The number of ways of placing 4 blue beads, 3 yellow beads, and 1 green bead on a circular necklace.

Question

I am trying to compute the number of ways of placing 4 blue beads, 3 yellow beads, and 1 green bead on a circular necklace.

My thought: apply Burnside's Theorem. $$ |S| = {8\choose{4}} \cdot 4 = 280. $$ $\mathrm{Fix}(e) = S$. Because there is only one green bead, no rotation can fix $S$. Similarly, the only way for a reflection to fix a configuration is if it fixes the green bead. So no reflection across a line perpendicular to two edges can fix $S$. For reflections across a line through two vertices, there are $2$ ways to choose where to put the green bead (the other vertex gets a yellow bead) and $3$ ways to color the other $6$ beads. So $6$ configurations in total for each reflection. We conclude $$ N = \frac1{16}\left(280 + 4 \cdot 6\right) = 19. $$

Am I correct here? Did I miscalculate anything? Thanks in advance!

Answer 1

The Polya Enumeration Theorem is a natural tool for problems like this and verifies that the answer is $19$.

The group of permutations is $D_8$, the dihedral group on $8$ vertices. The cycle index of $D_8$ is $$Z = \frac{1}{16} (x_1^8 + 4 x_1^2 x_2^3 + 5 x_2^4 + 2 x_4^2 + 4 x_8)$$ The figure inventory for three colors blue, green, and yellow is $b+g+y$. On "substitution" of the figure inventory into the cycle index, we have $$Z = \frac{1}{16}[(b+g+y)^8 + 4(b+g+y)^2 (b^2+g^2+y^2)^3 + 5(b^2+g^2+y^2)^4 + 2(b^4+g^4+y^4)^2 + 4(b^8+g^8+y^8)]$$

The coefficient of $b^4 g^1 y^3$ when $Z$ is expanded is $19$, so the number of distinct colorings with $4$ blue, $1$ green, and $3$ yellow beads is $19$.

Answer 2

Since there is one green bead, we will use it as our reference point. Relative to the green bead, we can place the four blue beads in $\binom{7}{4}$ ways as we proceed clockwise around the circle. The other three positions must be filled with the yellow beads. Hence, up to rotation, there are $$\binom{7}{4} = 35$$ possible arrangements of the beads on the necklace.

Since we are interested in the number of arrangements up to rotation and reflection, we must consider which of these arrangements are their own reflections. The only way this can occur is if there is a yellow bead opposite the green bead (since there are an odd number of yellow beads and an even number of blue beads) and the remaining two yellow beads are opposite each other relative to the axis through the green bead and the yellow bead opposite to it. There are three ways that this can occur, as shown below.

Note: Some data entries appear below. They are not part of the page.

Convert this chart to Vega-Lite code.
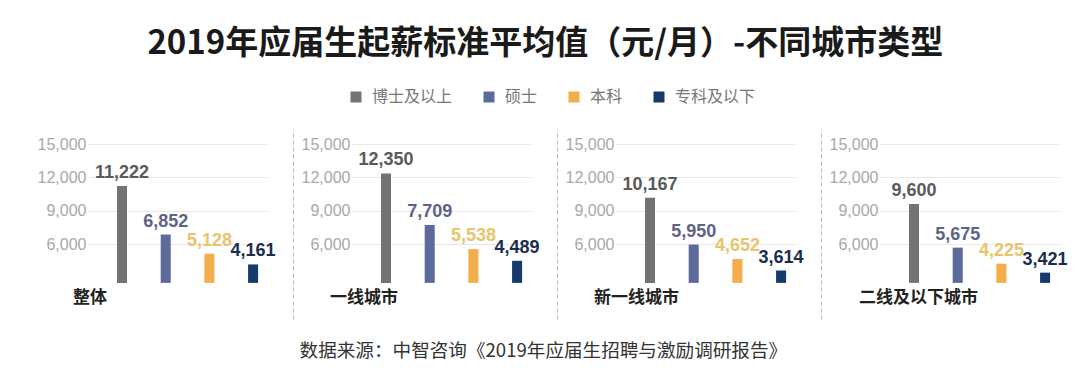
{
  "$schema": "https://vega.github.io/schema/vega-lite/v6.json",
  "autosize": {"type": "pad"},
  "padding": {"left": 37, "top": 28, "right": 5, "bottom": 0},
  "background": "white",
  "data": {"values": [
    {"city": "整体", "edu": "博士及以上", "salary": 11222},
    {"city": "整体", "edu": "硕士", "salary": 6852},
    {"city": "整体", "edu": "本科", "salary": 5128},
    {"city": "整体", "edu": "专科及以下", "salary": 4161},
    {"city": "一线城市", "edu": "博士及以上", "salary": 12350},
    {"city": "一线城市", "edu": "硕士", "salary": 7709},
    {"city": "一线城市", "edu": "本科", "salary": 5538},
    {"city": "一线城市", "edu": "专科及以下", "salary": 4489},
    {"city": "新一线城市", "edu": "博士及以上", "salary": 10167},
    {"city": "新一线城市", "edu": "硕士", "salary": 5950},
    {"city": "新一线城市", "edu": "本科", "salary": 4652},
    {"city": "新一线城市", "edu": "专科及以下", "salary": 3614},
    {"city": "二线及以下城市", "edu": "博士及以上", "salary": 9600},
    {"city": "二线及以下城市", "edu": "硕士", "salary": 5675},
    {"city": "二线及以下城市", "edu": "本科", "salary": 4225},
    {"city": "二线及以下城市", "edu": "专科及以下", "salary": 3421}
  ]},
  "title": {
    "text": "2019年应届生起薪标准平均值（元/月）-不同城市类型",
    "font": "Noto Sans CJK SC", "fontSize": 33, "fontWeight": "bold", "color": "#1a1a1a",
    "anchor": "middle", "offset": 28, "dx": -7
  },
  "vconcat": [{
    "title": {
      "text": "数据来源：中智咨询《2019年应届生招聘与激励调研报告》",
      "orient": "bottom", "anchor": "middle", "font": "Noto Sans CJK SC", "fontSize": 18.6,
      "fontWeight": "normal", "color": "#333333", "offset": 23, "dx": -9
    },
    "spacing": 26,
    "bounds": "flush",
    "hconcat": [
      {
        "width": 179, "height": 190,
        "transform": [{"filter": "datum.city === '整体'"}],
        "encoding": {"x": {"field": "edu", "type": "nominal", "sort": ["博士及以上", "硕士", "本科", "专科及以下"], "axis": null,
          "scale": {"paddingInner": 0.771, "paddingOuter": 0.434, "align": 0.765}}},
        "layer": [
          {"mark": {"type": "bar"},
           "encoding": {
             "y": {"field": "salary", "type": "quantitative", "scale": {"domain": [-750, 16350], "nice": false, "zero": false},
               "axis": {"values": [6000, 9000, 12000, 15000], "format": ",d", "title": null, "domain": false, "ticks": false, "grid": true}},
             "y2": {"datum": 2500},
             "color": {"field": "edu", "type": "nominal", "sort": ["博士及以上", "硕士", "本科", "专科及以下"],
               "scale": {"domain": ["博士及以上", "硕士", "本科", "专科及以下"], "range": ["#737373", "#5d6a9c", "#f2ad4c", "#163a6b"]},
               "legend": {"orient": "none", "legendX": 260, "legendY": -40, "direction": "horizontal", "title": null,
                 "symbolType": "square", "symbolSize": 121, "symbolStrokeWidth": 0, "labelFontSize": 16, "labelColor": "#777777",
                 "labelFont": "Noto Sans CJK SC", "columnPadding": 28, "labelOffset": 8}}
           }},
          {"mark": {"type": "text", "baseline": "bottom", "dy": -4, "fontSize": 18, "fontWeight": "bold", "font": "Liberation Sans"},
           "encoding": {
             "y": {"field": "salary", "type": "quantitative"},
             "text": {"field": "salary", "type": "quantitative", "format": ","},
             "fill": {"field": "edu", "type": "nominal", "legend": null,
               "scale": {"domain": ["博士及以上", "硕士", "本科", "专科及以下"], "range": ["#5a5a5a", "#5e6485", "#e8c46c", "#1b2e4f"]}}
           }},
          {"transform": [{"filter": "datum.edu === '博士及以上'"}],
           "mark": {"type": "text", "align": "left", "baseline": "middle", "dx": -49, "dy": 15, "fontSize": 17, "fontWeight": "bold", "font": "Noto Sans CJK SC", "color": "#222222"},
           "encoding": {"y": {"datum": 2500}, "text": {"field": "city"}}}
        ]
      },
      {
        "width": 33, "height": 190,
        "mark": {"type": "point", "opacity": 0},
        "encoding": {"y": {"field": "salary", "type": "quantitative", "scale": {"domain": [-750, 16350], "nice": false, "zero": false},
          "axis": {"orient": "left", "labels": false, "ticks": false, "grid": false, "domain": true, "domainDash": [4, 3], "domainColor": "#b8b8b8", "domainWidth": 1, "title": null}}}
      },
      {
        "width": 179, "height": 190,
        "transform": [{"filter": "datum.city === '一线城市'"}],
        "encoding": {"x": {"field": "edu", "type": "nominal", "sort": ["博士及以上", "硕士", "本科", "专科及以下"], "axis": null,
          "scale": {"paddingInner": 0.771, "paddingOuter": 0.434, "align": 0.765}}},
        "layer": [
          {"mark": {"type": "bar"},
           "encoding": {
             "y": {"field": "salary", "type": "quantitative", "scale": {"domain": [-750, 16350], "nice": false, "zero": false},
               "axis": {"values": [6000, 9000, 12000, 15000], "format": ",d", "title": null, "domain": false, "ticks": false, "grid": true}},
             "y2": {"datum": 2500},
             "color": {"field": "edu", "type": "nominal", "sort": ["博士及以上", "硕士", "本科", "专科及以下"],
               "scale": {"domain": ["博士及以上", "硕士", "本科", "专科及以下"], "range": ["#737373", "#5d6a9c", "#f2ad4c", "#163a6b"]}}
           }},
          {"mark": {"type": "text", "baseline": "bottom", "dy": -4, "fontSize": 18, "fontWeight": "bold", "font": "Liberation Sans"},
           "encoding": {
             "y": {"field": "salary", "type": "quantitative"},
             "text": {"field": "salary", "type": "quantitative", "format": ","},
             "fill": {"field": "edu", "type": "nominal", "legend": null,
               "scale": {"domain": ["博士及以上", "硕士", "本科", "专科及以下"], "range": ["#5a5a5a", "#5e6485", "#e8c46c", "#1b2e4f"]}}
           }},
          {"transform": [{"filter": "datum.edu === '博士及以上'"}],
           "mark": {"type": "text", "align": "left", "baseline": "middle", "dx": -56, "dy": 15, "fontSize": 17, "fontWeight": "bold", "font": "Noto Sans CJK SC", "color": "#222222"},
           "encoding": {"y": {"datum": 2500}, "text": {"field": "city"}}}
        ]
      },
      {
        "width": 33, "height": 190,
        "mark": {"type": "point", "opacity": 0},
        "encoding": {"y": {"field": "salary", "type": "quantitative", "scale": {"domain": [-750, 16350], "nice": false, "zero": false},
          "axis": {"orient": "left", "labels": false, "ticks": false, "grid": false, "domain": true, "domainDash": [4, 3], "domainColor": "#b8b8b8", "domainWidth": 1, "title": null}}}
      },
      {
        "width": 179, "height": 190,
        "transform": [{"filter": "datum.city === '新一线城市'"}],
        "encoding": {"x": {"field": "edu", "type": "nominal", "sort": ["博士及以上", "硕士", "本科", "专科及以下"], "axis": null,
          "scale": {"paddingInner": 0.771, "paddingOuter": 0.434, "align": 0.765}}},
        "layer": [
          {"mark": {"type": "bar"},
           "encoding": {
             "y": {"field": "salary", "type": "quantitative", "scale": {"domain": [-750, 16350], "nice": false, "zero": false},
               "axis": {"values": [6000, 9000, 12000, 15000], "format": ",d", "title": null, "domain": false, "ticks": false, "grid": true}},
             "y2": {"datum": 2500},
             "color": {"field": "edu", "type": "nominal", "sort": ["博士及以上", "硕士", "本科", "专科及以下"],
               "scale": {"domain": ["博士及以上", "硕士", "本科", "专科及以下"], "range": ["#737373", "#5d6a9c", "#f2ad4c", "#163a6b"]}}
           }},
          {"mark": {"type": "text", "baseline": "bottom", "dy": -4, "fontSize": 18, "fontWeight": "bold", "font": "Liberation Sans"},
           "encoding": {
             "y": {"field": "salary", "type": "quantitative"},
             "text": {"field": "salary", "type": "quantitative", "format": ","},
             "fill": {"field": "edu", "type": "nominal", "legend": null,
               "scale": {"domain": ["博士及以上", "硕士", "本科", "专科及以下"], "range": ["#5a5a5a", "#5e6485", "#e8c46c", "#1b2e4f"]}}
           }},
          {"transform": [{"filter": "datum.edu === '博士及以上'"}],
           "mark": {"type": "text", "align": "left", "baseline": "middle", "dx": -56, "dy": 15, "fontSize": 17, "fontWeight": "bold", "font": "Noto Sans CJK SC", "color": "#222222"},
           "encoding": {"y": {"datum": 2500}, "text": {"field": "city"}}}
        ]
      },
      {
        "width": 33, "height": 190,
        "mark": {"type": "point", "opacity": 0},
        "encoding": {"y": {"field": "salary", "type": "quantitative", "scale": {"domain": [-750, 16350], "nice": false, "zero": false},
          "axis": {"orient": "left", "labels": false, "ticks": false, "grid": false, "domain": true, "domainDash": [4, 3], "domainColor": "#b8b8b8", "domainWidth": 1, "title": null}}}
      },
      {
        "width": 179, "height": 190,
        "transform": [{"filter": "datum.city === '二线及以下城市'"}],
        "encoding": {"x": {"field": "edu", "type": "nominal", "sort": ["博士及以上", "硕士", "本科", "专科及以下"], "axis": null,
          "scale": {"paddingInner": 0.771, "paddingOuter": 0.434, "align": 0.765}}},
        "layer": [
          {"mark": {"type": "bar"},
           "encoding": {
             "y": {"field": "salary", "type": "quantitative", "scale": {"domain": [-750, 16350], "nice": false, "zero": false},
               "axis": {"values": [6000, 9000, 12000, 15000], "format": ",d", "title": null, "domain": false, "ticks": false, "grid": true}},
             "y2": {"datum": 2500},
             "color": {"field": "edu", "type": "nominal", "sort": ["博士及以上", "硕士", "本科", "专科及以下"],
               "scale": {"domain": ["博士及以上", "硕士", "本科", "专科及以下"], "range": ["#737373", "#5d6a9c", "#f2ad4c", "#163a6b"]}}
           }},
          {"mark": {"type": "text", "baseline": "bottom", "dy": -4, "fontSize": 18, "fontWeight": "bold", "font": "Liberation Sans"},
           "encoding": {
             "y": {"field": "salary", "type": "quantitative"},
             "text": {"field": "salary", "type": "quantitative", "format": ","},
             "fill": {"field": "edu", "type": "nominal", "legend": null,
               "scale": {"domain": ["博士及以上", "硕士", "本科", "专科及以下"], "range": ["#5a5a5a", "#5e6485", "#e8c46c", "#1b2e4f"]}}
           }},
          {"transform": [{"filter": "datum.edu === '博士及以上'"}],
           "mark": {"type": "text", "align": "left", "baseline": "middle", "dx": -55, "dy": 15, "fontSize": 17, "fontWeight": "bold", "font": "Noto Sans CJK SC", "color": "#222222"},
           "encoding": {"y": {"datum": 2500}, "text": {"field": "city"}}}
        ]
      }
    ]
  }],
  "config": {
    "view": {"stroke": null},
    "axis": {"labelFont": "Liberation Sans", "labelFontSize": 16, "labelColor": "#a8a8a8", "labelPadding": 2, "gridColor": "#e8e8e8", "gridWidth": 1}
  }
}
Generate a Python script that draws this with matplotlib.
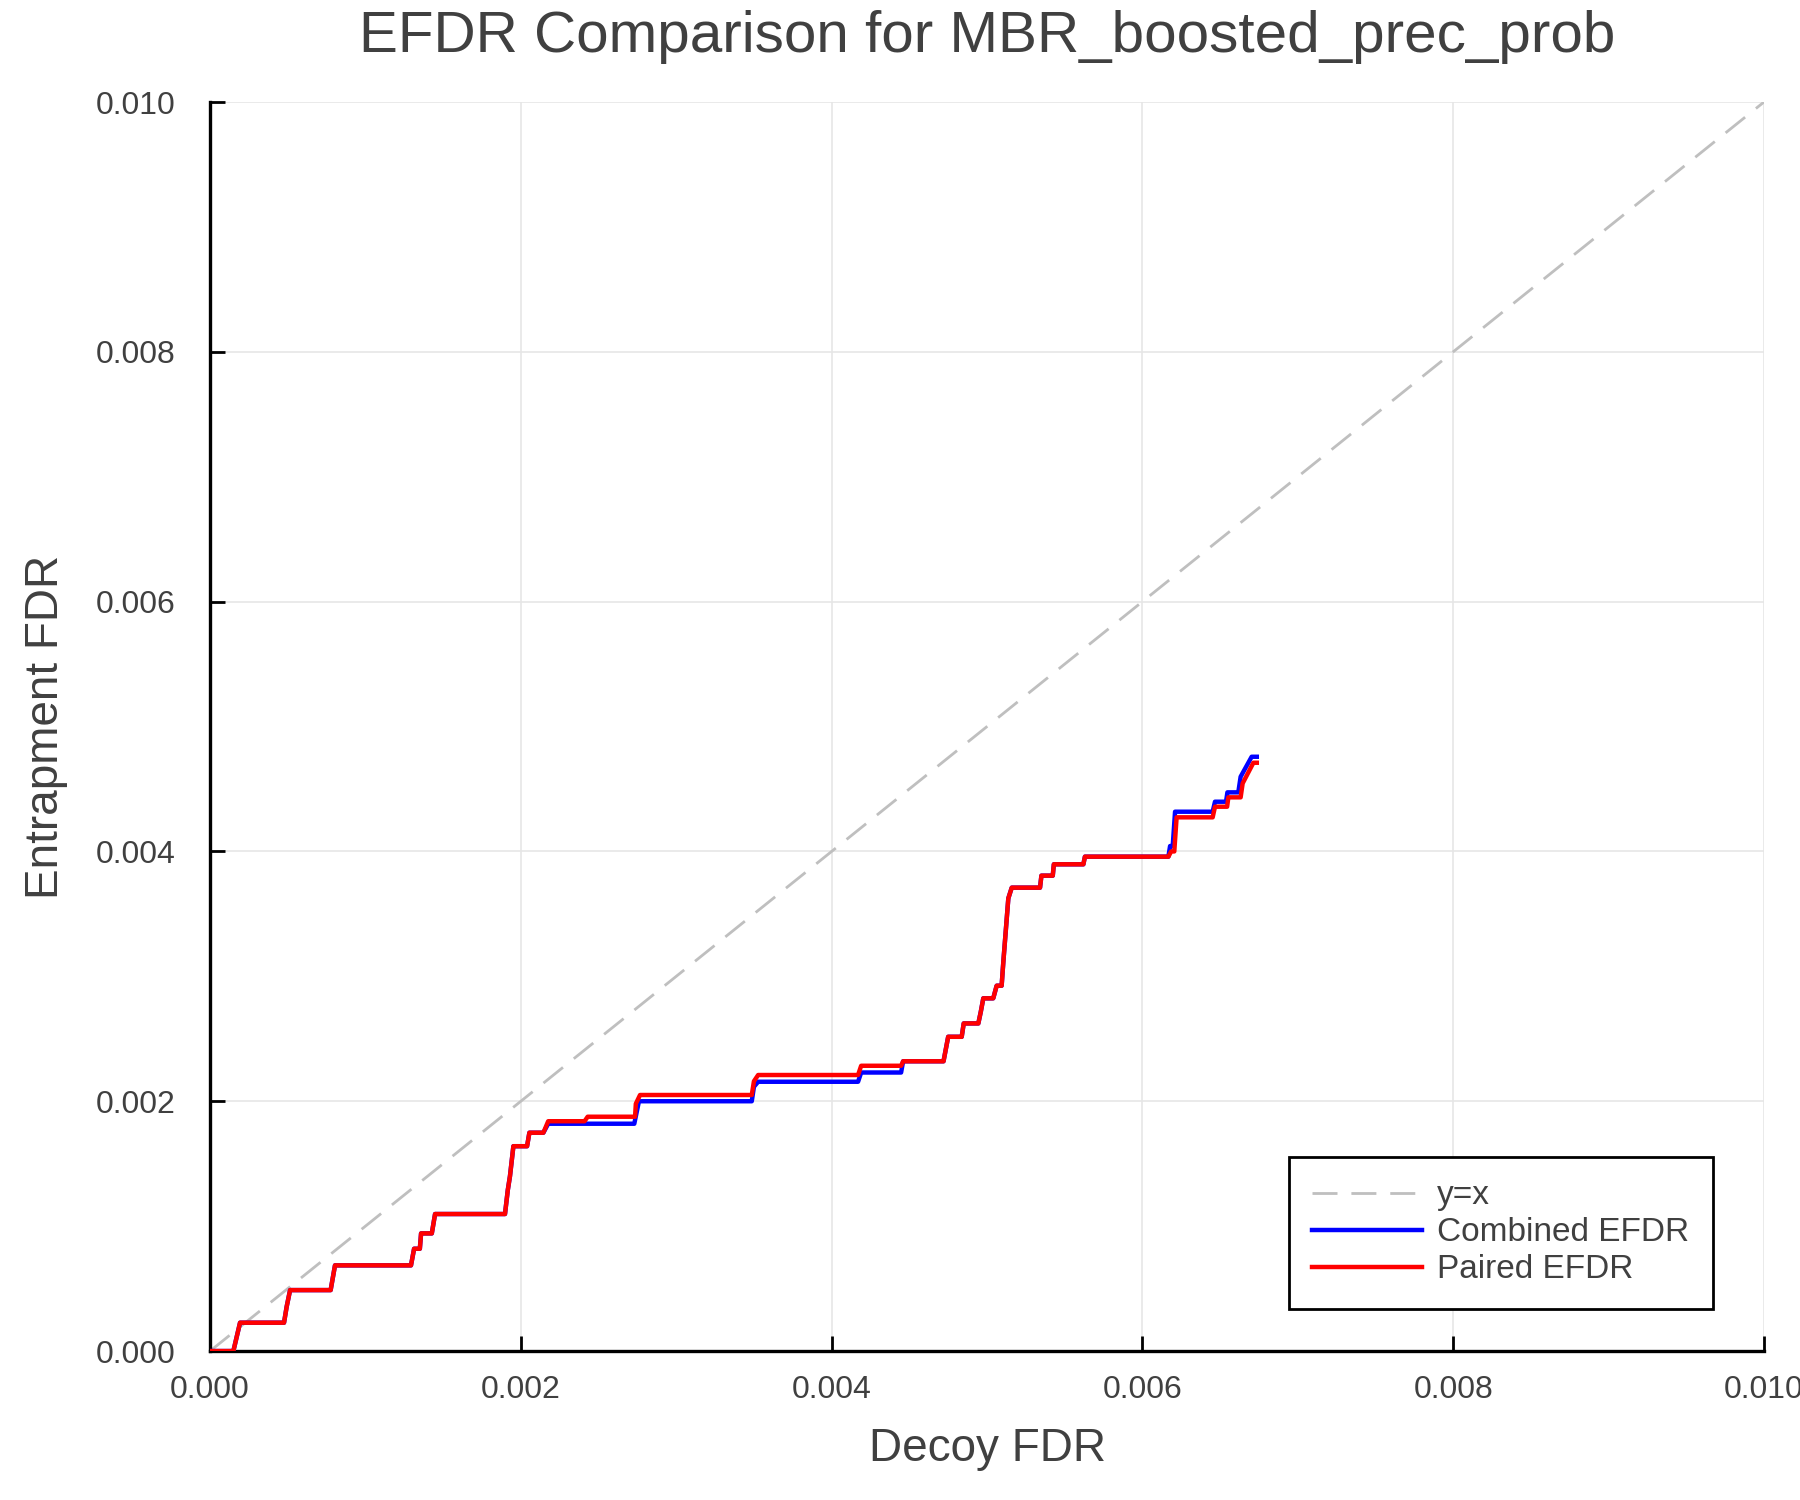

These three arrangements have been counted once. The remaining $35 - 3 = 32$ arrangements have been counted twice, once when we string the beads clockwise and once when we string the same beads in the opposite order clockwise since turning over the necklace will produce the same arrangement as before. Hence, there are $$3 + \frac{\binom{7}{4} - 3}{2} = 3 + 16 = 19$$ distinguishable arrangements up to rotation and reflection. Equivalently, we can add the three arrangements that are their own reflections to the total number of arrangements up to rotation and then divide by $2$ to obtain $$\frac{\binom{7}{4} + 3}{2} = 19$$ distinguishable arrangements up to rotation and reflection.